··· DATA ···

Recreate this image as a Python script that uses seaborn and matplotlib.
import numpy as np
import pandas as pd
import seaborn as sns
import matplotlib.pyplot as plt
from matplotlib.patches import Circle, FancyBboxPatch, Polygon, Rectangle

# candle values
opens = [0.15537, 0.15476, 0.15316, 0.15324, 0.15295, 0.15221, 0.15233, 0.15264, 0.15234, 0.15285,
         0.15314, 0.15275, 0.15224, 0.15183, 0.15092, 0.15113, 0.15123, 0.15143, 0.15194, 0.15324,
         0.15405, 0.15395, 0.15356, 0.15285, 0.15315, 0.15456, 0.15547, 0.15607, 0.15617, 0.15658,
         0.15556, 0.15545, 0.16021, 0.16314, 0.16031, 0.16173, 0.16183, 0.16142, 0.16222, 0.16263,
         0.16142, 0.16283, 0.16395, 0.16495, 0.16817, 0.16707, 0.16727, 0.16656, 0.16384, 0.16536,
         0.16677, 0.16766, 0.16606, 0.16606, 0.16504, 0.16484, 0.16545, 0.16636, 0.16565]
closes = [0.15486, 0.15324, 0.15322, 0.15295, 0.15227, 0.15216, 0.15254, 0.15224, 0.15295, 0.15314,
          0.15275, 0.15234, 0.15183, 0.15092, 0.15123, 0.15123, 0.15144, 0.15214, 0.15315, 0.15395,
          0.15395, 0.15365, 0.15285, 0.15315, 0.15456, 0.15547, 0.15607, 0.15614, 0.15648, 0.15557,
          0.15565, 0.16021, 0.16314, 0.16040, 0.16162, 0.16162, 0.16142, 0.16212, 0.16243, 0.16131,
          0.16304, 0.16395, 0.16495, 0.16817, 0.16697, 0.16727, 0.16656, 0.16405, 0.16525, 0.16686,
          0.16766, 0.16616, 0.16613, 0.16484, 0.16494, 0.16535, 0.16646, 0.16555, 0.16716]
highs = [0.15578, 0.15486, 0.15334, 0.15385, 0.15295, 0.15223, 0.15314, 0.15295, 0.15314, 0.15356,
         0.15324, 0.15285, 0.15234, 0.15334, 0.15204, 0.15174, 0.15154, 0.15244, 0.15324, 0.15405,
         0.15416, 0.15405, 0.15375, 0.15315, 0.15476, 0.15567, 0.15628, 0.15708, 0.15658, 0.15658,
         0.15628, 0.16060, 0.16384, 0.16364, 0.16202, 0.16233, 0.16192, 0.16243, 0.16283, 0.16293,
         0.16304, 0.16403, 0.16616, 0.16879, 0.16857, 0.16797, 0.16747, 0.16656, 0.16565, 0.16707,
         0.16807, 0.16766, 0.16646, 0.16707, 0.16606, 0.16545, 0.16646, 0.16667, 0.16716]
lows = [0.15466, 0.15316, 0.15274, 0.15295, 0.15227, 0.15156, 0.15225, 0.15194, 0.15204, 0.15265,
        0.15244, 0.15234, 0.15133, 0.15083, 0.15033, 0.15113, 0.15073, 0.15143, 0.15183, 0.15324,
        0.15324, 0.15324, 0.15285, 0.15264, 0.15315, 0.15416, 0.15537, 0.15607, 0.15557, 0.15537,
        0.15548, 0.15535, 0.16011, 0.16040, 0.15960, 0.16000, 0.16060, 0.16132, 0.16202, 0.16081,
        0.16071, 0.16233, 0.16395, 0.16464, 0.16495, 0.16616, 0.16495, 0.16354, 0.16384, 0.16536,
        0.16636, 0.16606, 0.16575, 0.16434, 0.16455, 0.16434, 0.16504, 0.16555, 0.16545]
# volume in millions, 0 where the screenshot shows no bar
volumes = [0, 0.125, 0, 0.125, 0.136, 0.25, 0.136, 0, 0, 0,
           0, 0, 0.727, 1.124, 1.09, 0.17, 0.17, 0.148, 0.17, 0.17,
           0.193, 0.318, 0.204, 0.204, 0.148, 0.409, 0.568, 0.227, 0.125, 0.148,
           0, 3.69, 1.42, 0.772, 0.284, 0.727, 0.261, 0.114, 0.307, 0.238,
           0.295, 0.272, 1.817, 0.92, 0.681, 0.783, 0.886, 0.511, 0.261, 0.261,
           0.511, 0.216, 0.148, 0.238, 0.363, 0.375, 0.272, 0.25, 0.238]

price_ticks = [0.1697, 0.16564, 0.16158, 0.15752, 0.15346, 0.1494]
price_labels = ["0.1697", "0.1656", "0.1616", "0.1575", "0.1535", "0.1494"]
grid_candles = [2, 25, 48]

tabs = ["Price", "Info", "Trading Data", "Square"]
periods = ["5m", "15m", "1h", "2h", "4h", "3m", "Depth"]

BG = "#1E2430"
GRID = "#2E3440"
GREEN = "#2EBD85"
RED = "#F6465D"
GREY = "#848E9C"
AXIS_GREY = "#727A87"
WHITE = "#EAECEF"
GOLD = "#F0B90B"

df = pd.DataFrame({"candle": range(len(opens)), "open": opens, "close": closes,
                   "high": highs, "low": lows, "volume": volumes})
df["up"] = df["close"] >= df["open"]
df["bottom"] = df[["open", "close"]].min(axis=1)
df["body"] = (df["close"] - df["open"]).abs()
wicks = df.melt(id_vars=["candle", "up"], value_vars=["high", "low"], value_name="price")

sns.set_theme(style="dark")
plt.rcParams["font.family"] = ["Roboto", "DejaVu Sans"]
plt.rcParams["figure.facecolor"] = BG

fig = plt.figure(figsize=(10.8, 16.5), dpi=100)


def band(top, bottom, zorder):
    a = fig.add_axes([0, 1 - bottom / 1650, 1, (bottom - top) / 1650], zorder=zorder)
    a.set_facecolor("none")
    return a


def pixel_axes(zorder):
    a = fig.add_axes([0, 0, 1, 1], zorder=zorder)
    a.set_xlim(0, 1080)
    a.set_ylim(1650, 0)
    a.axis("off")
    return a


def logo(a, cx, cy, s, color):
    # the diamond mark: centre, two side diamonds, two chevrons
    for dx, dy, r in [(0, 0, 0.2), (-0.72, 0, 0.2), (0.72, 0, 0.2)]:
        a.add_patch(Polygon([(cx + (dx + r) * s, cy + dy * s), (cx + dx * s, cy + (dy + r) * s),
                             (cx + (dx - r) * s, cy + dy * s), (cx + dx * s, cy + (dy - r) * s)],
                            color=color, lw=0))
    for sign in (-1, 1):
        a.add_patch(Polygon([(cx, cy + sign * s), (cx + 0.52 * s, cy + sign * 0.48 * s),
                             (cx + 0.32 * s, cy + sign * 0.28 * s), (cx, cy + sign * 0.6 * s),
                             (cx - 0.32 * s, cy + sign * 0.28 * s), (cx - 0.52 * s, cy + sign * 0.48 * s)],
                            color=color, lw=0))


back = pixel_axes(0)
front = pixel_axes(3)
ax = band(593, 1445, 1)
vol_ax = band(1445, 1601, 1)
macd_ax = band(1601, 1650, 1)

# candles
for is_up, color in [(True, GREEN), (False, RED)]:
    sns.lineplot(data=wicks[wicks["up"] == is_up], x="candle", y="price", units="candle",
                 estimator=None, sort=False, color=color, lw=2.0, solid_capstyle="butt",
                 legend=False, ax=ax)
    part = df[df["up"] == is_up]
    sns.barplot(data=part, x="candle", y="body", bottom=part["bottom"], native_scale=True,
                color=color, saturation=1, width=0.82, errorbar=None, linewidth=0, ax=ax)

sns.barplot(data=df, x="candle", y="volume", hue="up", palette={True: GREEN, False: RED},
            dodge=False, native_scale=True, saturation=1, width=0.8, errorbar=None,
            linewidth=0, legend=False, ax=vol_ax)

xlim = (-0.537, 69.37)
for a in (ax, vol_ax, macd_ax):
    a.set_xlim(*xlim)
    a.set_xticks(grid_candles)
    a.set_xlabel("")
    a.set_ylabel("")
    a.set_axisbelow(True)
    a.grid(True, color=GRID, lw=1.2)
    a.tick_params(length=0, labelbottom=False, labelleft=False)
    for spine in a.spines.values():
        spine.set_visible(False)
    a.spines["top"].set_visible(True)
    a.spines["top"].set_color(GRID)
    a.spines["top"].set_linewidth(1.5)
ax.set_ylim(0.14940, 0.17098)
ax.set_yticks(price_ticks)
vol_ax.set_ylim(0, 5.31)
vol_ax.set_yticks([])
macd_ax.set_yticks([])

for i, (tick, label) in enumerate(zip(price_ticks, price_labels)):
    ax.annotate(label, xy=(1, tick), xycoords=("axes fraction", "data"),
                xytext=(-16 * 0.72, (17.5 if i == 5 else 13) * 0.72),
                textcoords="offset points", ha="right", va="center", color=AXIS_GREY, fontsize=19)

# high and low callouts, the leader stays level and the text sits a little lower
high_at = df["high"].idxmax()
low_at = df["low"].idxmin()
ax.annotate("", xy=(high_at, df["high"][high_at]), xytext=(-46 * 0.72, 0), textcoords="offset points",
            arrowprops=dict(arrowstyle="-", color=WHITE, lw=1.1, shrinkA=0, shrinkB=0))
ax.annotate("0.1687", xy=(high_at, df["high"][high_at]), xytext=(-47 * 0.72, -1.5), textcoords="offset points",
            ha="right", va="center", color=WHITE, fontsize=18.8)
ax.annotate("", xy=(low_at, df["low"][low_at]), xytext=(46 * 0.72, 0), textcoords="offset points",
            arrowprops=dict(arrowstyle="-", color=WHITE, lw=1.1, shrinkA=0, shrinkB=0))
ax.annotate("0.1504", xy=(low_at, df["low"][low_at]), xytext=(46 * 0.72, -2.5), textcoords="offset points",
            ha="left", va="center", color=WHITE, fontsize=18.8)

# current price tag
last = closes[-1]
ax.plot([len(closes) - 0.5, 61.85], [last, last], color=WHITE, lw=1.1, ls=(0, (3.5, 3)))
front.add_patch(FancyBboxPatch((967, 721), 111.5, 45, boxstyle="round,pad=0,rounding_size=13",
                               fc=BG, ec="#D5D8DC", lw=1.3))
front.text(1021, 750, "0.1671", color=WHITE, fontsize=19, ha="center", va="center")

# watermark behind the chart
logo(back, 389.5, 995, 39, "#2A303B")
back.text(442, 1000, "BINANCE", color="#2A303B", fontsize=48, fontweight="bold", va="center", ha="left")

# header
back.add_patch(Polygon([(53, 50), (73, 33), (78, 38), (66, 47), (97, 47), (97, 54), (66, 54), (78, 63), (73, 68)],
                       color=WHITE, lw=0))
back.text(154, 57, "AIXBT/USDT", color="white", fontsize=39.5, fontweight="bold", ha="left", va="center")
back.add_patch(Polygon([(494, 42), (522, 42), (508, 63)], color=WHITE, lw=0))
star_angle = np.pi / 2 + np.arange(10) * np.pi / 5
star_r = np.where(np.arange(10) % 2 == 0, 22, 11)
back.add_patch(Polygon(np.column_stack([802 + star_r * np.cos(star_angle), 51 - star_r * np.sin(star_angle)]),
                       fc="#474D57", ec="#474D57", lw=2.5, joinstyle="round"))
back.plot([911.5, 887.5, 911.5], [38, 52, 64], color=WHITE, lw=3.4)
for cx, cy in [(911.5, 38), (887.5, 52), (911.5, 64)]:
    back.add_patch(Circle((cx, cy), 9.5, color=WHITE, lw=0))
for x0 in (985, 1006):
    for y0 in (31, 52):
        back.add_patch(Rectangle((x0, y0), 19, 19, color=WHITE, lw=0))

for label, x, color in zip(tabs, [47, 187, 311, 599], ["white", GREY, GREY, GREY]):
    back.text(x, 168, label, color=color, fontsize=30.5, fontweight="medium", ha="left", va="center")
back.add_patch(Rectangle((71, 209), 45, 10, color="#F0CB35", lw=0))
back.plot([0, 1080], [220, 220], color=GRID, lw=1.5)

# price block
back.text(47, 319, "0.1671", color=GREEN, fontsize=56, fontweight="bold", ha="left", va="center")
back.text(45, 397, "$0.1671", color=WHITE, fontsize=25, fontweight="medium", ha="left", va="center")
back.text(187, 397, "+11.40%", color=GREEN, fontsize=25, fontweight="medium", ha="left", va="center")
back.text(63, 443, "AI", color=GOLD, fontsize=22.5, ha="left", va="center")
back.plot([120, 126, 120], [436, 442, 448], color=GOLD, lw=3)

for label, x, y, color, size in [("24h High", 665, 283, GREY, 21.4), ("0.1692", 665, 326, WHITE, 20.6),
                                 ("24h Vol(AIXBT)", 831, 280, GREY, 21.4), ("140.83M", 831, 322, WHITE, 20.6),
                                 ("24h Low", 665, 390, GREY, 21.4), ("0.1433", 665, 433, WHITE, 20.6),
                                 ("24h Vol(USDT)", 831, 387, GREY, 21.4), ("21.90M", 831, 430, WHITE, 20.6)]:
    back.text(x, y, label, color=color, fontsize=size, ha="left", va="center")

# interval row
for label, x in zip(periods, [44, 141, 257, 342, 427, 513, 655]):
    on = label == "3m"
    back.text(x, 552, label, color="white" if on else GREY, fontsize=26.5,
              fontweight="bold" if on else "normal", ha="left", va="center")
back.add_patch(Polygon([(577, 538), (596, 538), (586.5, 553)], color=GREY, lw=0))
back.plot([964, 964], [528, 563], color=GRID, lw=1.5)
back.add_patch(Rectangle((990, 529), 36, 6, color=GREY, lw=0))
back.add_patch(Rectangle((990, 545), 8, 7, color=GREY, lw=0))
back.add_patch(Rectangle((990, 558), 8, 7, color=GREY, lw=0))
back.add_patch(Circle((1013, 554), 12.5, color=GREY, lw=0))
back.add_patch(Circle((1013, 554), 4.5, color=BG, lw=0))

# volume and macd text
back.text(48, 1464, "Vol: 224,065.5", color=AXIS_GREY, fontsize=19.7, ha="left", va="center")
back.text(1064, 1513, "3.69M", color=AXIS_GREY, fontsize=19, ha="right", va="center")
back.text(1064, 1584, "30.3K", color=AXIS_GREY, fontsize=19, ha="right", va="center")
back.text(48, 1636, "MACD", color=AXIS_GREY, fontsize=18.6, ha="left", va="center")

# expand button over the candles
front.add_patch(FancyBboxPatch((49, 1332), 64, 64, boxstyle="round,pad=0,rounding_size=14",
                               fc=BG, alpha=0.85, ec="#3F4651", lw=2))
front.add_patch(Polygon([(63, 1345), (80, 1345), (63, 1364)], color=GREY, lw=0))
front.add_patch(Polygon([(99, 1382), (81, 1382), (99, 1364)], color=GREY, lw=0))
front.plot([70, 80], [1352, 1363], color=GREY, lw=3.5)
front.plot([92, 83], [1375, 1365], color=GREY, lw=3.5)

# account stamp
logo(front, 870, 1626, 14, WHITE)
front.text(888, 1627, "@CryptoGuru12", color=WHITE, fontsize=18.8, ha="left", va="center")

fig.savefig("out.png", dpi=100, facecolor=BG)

···

AIM OF THE EXERCISE: Copy all lines from the material that hold "seaborn".

SOLUTION TO THIS TASK:
Recreate this image as a Python script that uses seaborn and matplotlib.
import seaborn as sns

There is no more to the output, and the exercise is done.